There is a certain romance about lighthouses.
The Wind Point lighthouse captures that romance. Thinking of a lighthouse brings to mind an image of the keeper sounding a horn on a foggy night to warn a ship in danger. Perhaps the image of a keeper rowing out to a rocky island where he alone guards ships from a deadly nighttime peril. The tall white tower of the Wind Point lighthouse and the picturesque keeper’s quarters sure seem like they would fit into the lore.
The Wind Point lighthouse is one of the largest and oldest lighthouses on the Great Lakes.

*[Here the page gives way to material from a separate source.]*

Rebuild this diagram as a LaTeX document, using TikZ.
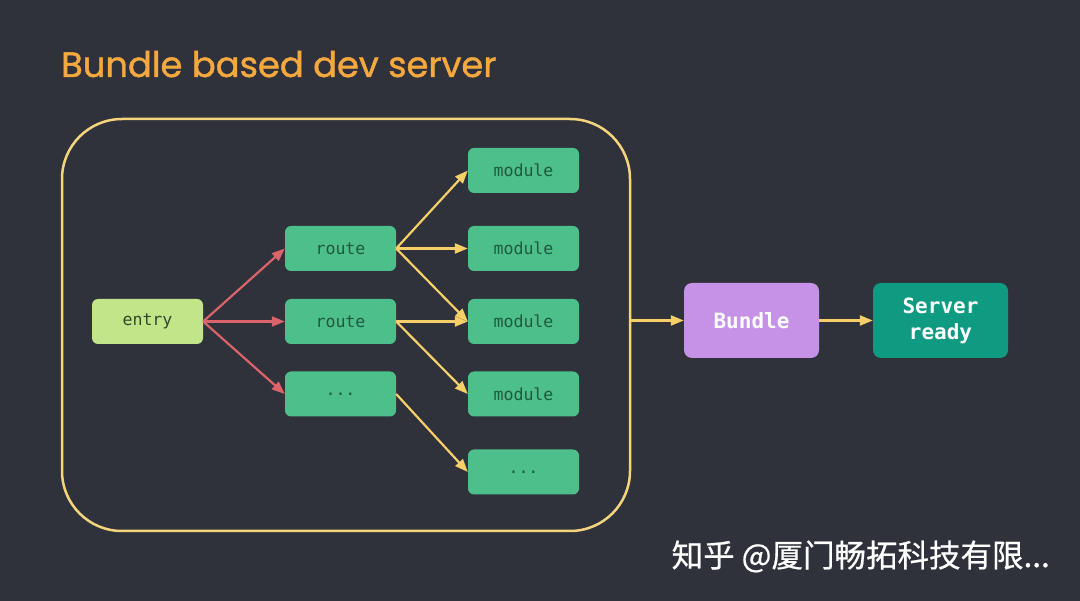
\documentclass[tikz,border=0pt]{standalone}
\usepackage{fontspec}
\setmonofont{DejaVu Sans Mono}
\newfontfamily\titlefont{Poppins}[FakeBold=1.2]
\newfontfamily\cjkfont{Noto Sans CJK SC}[FakeBold=0.6]
\usetikzlibrary{arrows.meta}
\definecolor{bg}{HTML}{2F323B}
\definecolor{titleorange}{HTML}{F5A83E}
\definecolor{frameyellow}{HTML}{F4D47C}
\definecolor{arrowyellow}{HTML}{F6CF68}
\definecolor{arrowred}{HTML}{DA646A}
\definecolor{boxgreen}{HTML}{4DBF8A}
\definecolor{entrygreen}{HTML}{C3E58A}
\definecolor{bundlepurple}{HTML}{C692E8}
\definecolor{serverteal}{HTML}{0F9A82}
\definecolor{greentext}{HTML}{1E5A40}
\definecolor{entrytext}{HTML}{2E4A2C}
\begin{document}
\begin{tikzpicture}[x=1pt,y=-1pt,
  box/.style={rounded corners=6pt, minimum width=111pt, minimum height=45pt, inner sep=0pt,
    font=\ttfamily\fontsize{16.6}{19}\selectfont},
  gbox/.style={box, fill=boxgreen, text=greentext},
  bigbox/.style={rounded corners=8pt, minimum width=135pt, minimum height=75pt, inner sep=0pt,
    text=white, font=\ttfamily\bfseries\fontsize{21}{26}\selectfont, align=center},
  redarrow/.style={draw=arrowred, line width=2.2pt, -{Triangle[length=13pt,width=10pt]}},
  yarrow/.style={draw=arrowyellow, line width=2.2pt, -{Triangle[length=13pt,width=10pt]}}
]
\fill[bg] (0,0) rectangle (1080,601);
\useasboundingbox (0,0) rectangle (1080,601);

\node[anchor=base west, text=titleorange, font=\titlefont\fontsize{35.3}{42}\selectfont, inner sep=0pt] (title) at (61,77) {Bundle based dev server};

\node[draw=frameyellow, line width=2.5pt, rounded corners=60pt, minimum width=568pt, minimum height=412pt, inner sep=0pt] (frame) at (346,325) {};

\node[box, fill=entrygreen, text=entrytext] (entry) at (147.5,321.5) {entry};
\node[gbox] (r1) at (340.5,248.5) {route};
\node[gbox] (r2) at (340.5,321.5) {route};
\node[gbox] (r3) at (340.5,394) {...};

\node[gbox] (m1) at (523.5,170.5) {module};
\node[gbox] (m2) at (523.5,248.5) {module};
\node[gbox] (m3) at (523.5,321.5) {module};
\node[gbox] (m4) at (523.5,394) {module};
\node[gbox] (m5) at (523.5,472) {...};

\node[bigbox, fill=bundlepurple] (bundle) at (751.5,320.5) {Bundle};
\node[bigbox, fill=serverteal] (server) at (940.5,320.5) {Server\\ready};

\draw[redarrow] (entry.east) -- (r1.west);
\draw[redarrow] (entry.east) -- (r2.west);
\draw[redarrow] (entry.east) -- (r3.west);

\draw[yarrow] (r1.east) -- (m1.west);
\draw[yarrow] (r1.east) -- (m2.west);
\draw[yarrow] (r1.east) -- (m3.west);
\draw[yarrow] (r2.east) -- (m3.west);
\draw[yarrow] (r2.east) -- (m4.west);
\draw[yarrow] (r3.east) -- (m5.west);

\draw[yarrow] (frame.east |- bundle.west) -- (bundle.west);
\draw[yarrow] (bundle.east) -- (server.west);

\node[anchor=base east, text=white, font=\cjkfont\fontsize{31.5}{36}\selectfont, inner sep=0pt] (wm) at (1050,567) {知乎 @厦门畅拓科技有限...};
\end{tikzpicture}
\end{document}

It was built in 1880. The tower is 108 feet tall. When built, the lighthouse used oil and had a Fresnel lens 5 feet tall and 3 feet in diameter. The Fresnel lens made a beam of 12 “spokes.” It was rotated once every six minutes by a cuckoo clock – like mechanism that created a flash every 30 seconds. Each lighthouse had its own flash pattern so ships could identify the Wind Point light as the 30 second light and navigate using it. The beam was visible in clear weather to the horizon – 19 miles. In 1924 it was converted from mineral oil to electricity using a 300 watt. In 1964, the Coast Guard automated the lighthouse and replaced the Fresnel lens with a 1000 watt light with a parabolic reflector which is what is still used today.
The fog horns at Wind Point were last sounded for ships in 1964.
Three different buildings have been used for the fog horns and all three are still on the grounds. One has been moved to a different place on the property. I wonder what it was like to be near them when they sounded. They could be heard from up to 10 miles away. The last building used as a fog horn house has been turned into a museum.
It was not as lonely as a keeper at Wind Point as you would think.
There were three keepers. They also had their families with them. In fact, maybe it was a bit crowded. Today, the keeper’s quarters are now the Village Hall for Wind Point and the Wind Point Police keep an office in one section. Next to the lighthouse, there is a golf course (you could really have fun if the fog horn still worked).
I always wanted to visit a lighthouse but thought they were all too far away.
Many of the lighthouses you see don’t really look like a lighthouse should. I was a bit shocked to find out that there was such a beautiful one so close to Milwaukee. To be honest, not only did I not know there was a lighthouse, I did not know there was a village called Wind Point. The Wind Point lighthouse is definitely worth a trip to see. The grounds have been turned into a park. The “Friends of the Wind Point Lighthouse” have worked to restore (with help) the lighthouse and keep the ground beautiful. The lighthouse itself is closed to the public except on special days. Check the lighthouse website if you are interested in climbing all the way to the top.
A little story about the photograph of the lighthouse in the fog.
As you can see, it was a very foggy night. I have no idea what we were doing that night but I had my camera in the car. On a whim, somehow I found the lighthouse in the fog. It was an impressive sight. At night, there is not only the beam from the lighthouse, but floodlights all around the lighthouse. Still, it was very foggy and once you got away from the lights, it was very dark. My mistake when I took the foggy photograph was leaving my poor wife sitting alone in the car far too long (it always seems like it is just a minute or two but it really takes some time to do night photography). She also did not realize that she was parked in front of a police station. It was dark. It was foggy. I had disappeared into the dark and she had no idea where. I don’t think she has forgiven me yet. So guys, don’t leave your better half all alone at the lighthouse.
You won’t need a boat to get to the lighthouse.
4 Mile Road runs right from the I-94 Frontage Road. You can take it east all the way to Lighthouse Road. It’s just a few minutes from the south boarder of Milwaukee County if you take Highway 32 south.